NCUA Board Member J. Mark McWatters Statement on the Final Rule, Chartering and Field of Membership

July 2020
NCUA Board Member J. Mark McWatters Statement on the Final Rule, Chartering and Field of Membership

As Prepared for Delivery on July 30, 2020

Thank you, Mr. Chairman.

I welcome the opportunity to finalize our proposed field of membership 3 (FOM 3) rule this morning. We have worked on the issues reflected in this proposed rule for many years, including time consuming and distracting litigation through the federal courts that recently ended when the United States Supreme Court denied the certiorari petition from the American Bankers Association.

Our success in the federal courts did not occur by happenstance. Instead, we thoughtfully analyzed the field-of-membership provisions in the Federal Credit Union Act and the relevant case law and legislative history before proceeding with each FOM rule. I assure you that, after over 38 years of legal practice, I would not have assisted with the design, structuring and implementation of the FOM rules unless I was absolutely confident that they were based upon sound public policy and fell squarely within the four corners of the Federal Credit Union Act and other applicable law.
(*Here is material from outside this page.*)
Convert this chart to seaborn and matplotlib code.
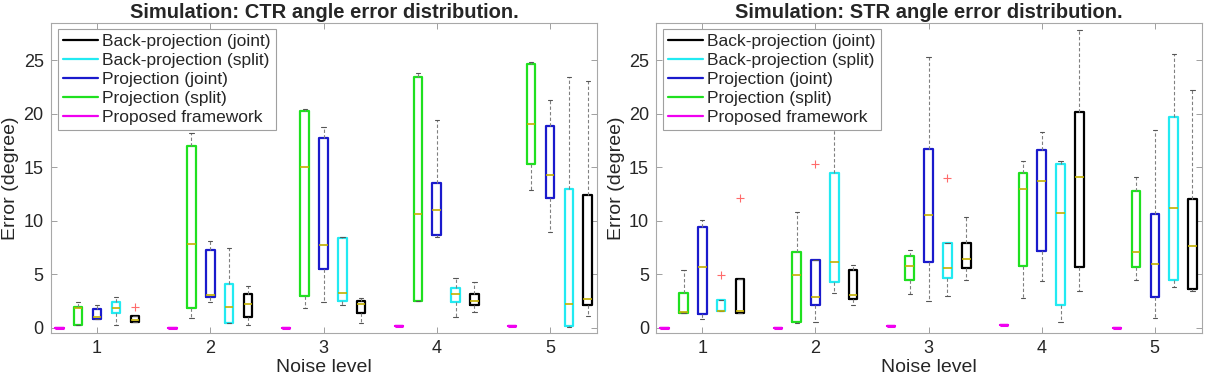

Further, today’s final rule was prepared in strict compliance with the guidance offered by the United States Court of Appeals for the District of Columbia in its opinion.

It is also significant to note that the United States Supreme Court ended the “rural district” FOM litigation in favor of the agency. Although there is no need to address this rule in FOM 3, the resolution of the litigation merits special consideration. The “rural district” rule will assist credit unions in serving underserved and unserved members of rural communities who have limited access — if any access at all — to federally insured financial institutions. Today, credit unions are free to serve an expanded scope of rural individuals and small businesses, thereby offering consumers with a viable choice relative to those lenders who operate under less consumer friendly business models. Without question, this rule serves as a most significant consumer protection safeguard by helping to transform financial deserts into communities of financial choice, all within the Federal Credit Union Act and without safety and soundness risk.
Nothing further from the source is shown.